(WHAT TO DO): Wherever the string "this" appears in the listing, copy that line.

(EXTRACTED DATA):
-- BEGIN --

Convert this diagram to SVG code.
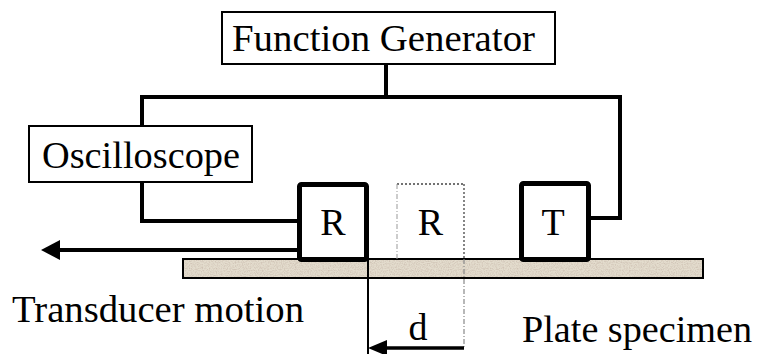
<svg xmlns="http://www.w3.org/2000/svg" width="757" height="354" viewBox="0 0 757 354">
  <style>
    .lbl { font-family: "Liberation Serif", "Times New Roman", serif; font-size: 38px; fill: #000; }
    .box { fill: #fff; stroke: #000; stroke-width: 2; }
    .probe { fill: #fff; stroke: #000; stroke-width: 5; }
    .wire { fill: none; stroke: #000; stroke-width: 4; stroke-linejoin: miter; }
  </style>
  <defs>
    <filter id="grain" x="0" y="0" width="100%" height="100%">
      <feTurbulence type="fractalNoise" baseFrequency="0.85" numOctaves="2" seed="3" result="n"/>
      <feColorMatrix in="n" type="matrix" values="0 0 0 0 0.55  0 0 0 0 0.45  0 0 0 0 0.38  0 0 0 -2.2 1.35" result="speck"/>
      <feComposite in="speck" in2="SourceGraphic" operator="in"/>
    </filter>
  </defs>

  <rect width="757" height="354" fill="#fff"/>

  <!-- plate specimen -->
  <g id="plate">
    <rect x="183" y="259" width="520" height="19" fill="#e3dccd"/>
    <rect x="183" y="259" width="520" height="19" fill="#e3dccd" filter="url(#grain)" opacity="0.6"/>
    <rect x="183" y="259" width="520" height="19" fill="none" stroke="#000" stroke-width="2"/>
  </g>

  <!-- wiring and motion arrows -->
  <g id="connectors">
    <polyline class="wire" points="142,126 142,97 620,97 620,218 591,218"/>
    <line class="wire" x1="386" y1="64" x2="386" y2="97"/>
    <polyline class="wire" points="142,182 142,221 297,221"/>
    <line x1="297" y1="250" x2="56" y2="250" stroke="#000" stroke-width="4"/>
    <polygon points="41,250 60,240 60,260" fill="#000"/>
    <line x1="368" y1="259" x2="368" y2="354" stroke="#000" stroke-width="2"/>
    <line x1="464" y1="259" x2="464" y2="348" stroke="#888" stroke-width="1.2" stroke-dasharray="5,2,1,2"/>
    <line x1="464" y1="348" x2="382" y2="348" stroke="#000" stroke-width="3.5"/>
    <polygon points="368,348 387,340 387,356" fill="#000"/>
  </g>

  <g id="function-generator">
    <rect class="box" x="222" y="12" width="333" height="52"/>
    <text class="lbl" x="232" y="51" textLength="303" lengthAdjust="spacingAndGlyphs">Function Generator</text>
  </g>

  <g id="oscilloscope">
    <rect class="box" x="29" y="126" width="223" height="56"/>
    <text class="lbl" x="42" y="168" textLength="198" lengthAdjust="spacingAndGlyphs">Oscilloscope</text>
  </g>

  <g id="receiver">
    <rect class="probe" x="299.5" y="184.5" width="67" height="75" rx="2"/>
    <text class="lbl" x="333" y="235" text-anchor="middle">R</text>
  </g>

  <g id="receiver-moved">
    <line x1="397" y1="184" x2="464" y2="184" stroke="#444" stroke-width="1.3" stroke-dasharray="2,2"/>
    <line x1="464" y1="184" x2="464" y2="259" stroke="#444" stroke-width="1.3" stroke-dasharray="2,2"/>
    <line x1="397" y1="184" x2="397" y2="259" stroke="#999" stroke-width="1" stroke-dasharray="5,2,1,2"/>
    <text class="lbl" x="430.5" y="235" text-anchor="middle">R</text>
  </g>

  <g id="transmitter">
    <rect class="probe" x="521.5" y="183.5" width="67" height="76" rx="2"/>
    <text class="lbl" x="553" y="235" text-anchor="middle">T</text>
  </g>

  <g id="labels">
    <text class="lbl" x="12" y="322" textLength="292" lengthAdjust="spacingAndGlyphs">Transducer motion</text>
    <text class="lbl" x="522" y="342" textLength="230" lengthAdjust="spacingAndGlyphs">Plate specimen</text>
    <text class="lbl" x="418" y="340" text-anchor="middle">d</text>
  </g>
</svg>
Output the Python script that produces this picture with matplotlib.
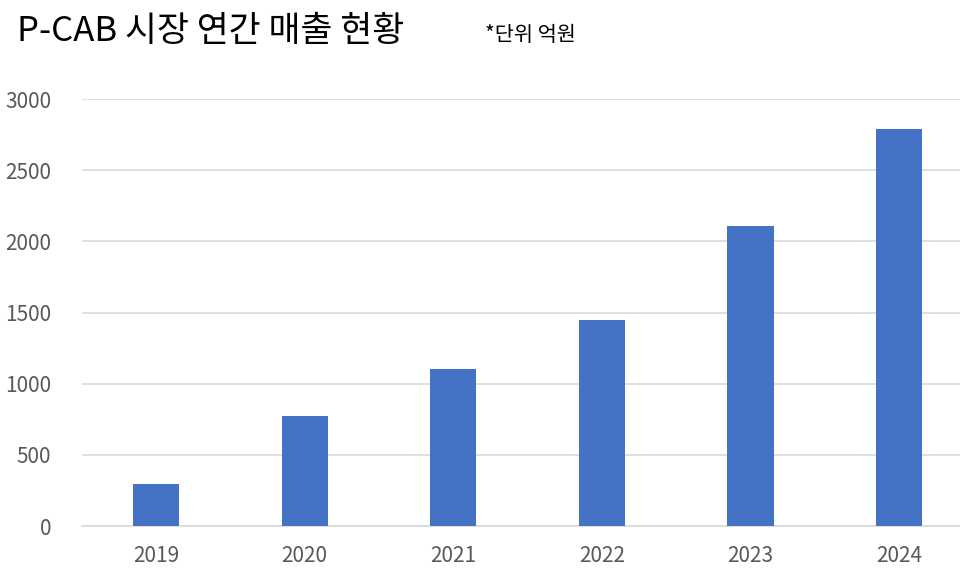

-- END --

(PROBLEM SOLUTION):
Convert this diagram to SVG code.
Output the Python script that produces this picture with matplotlib.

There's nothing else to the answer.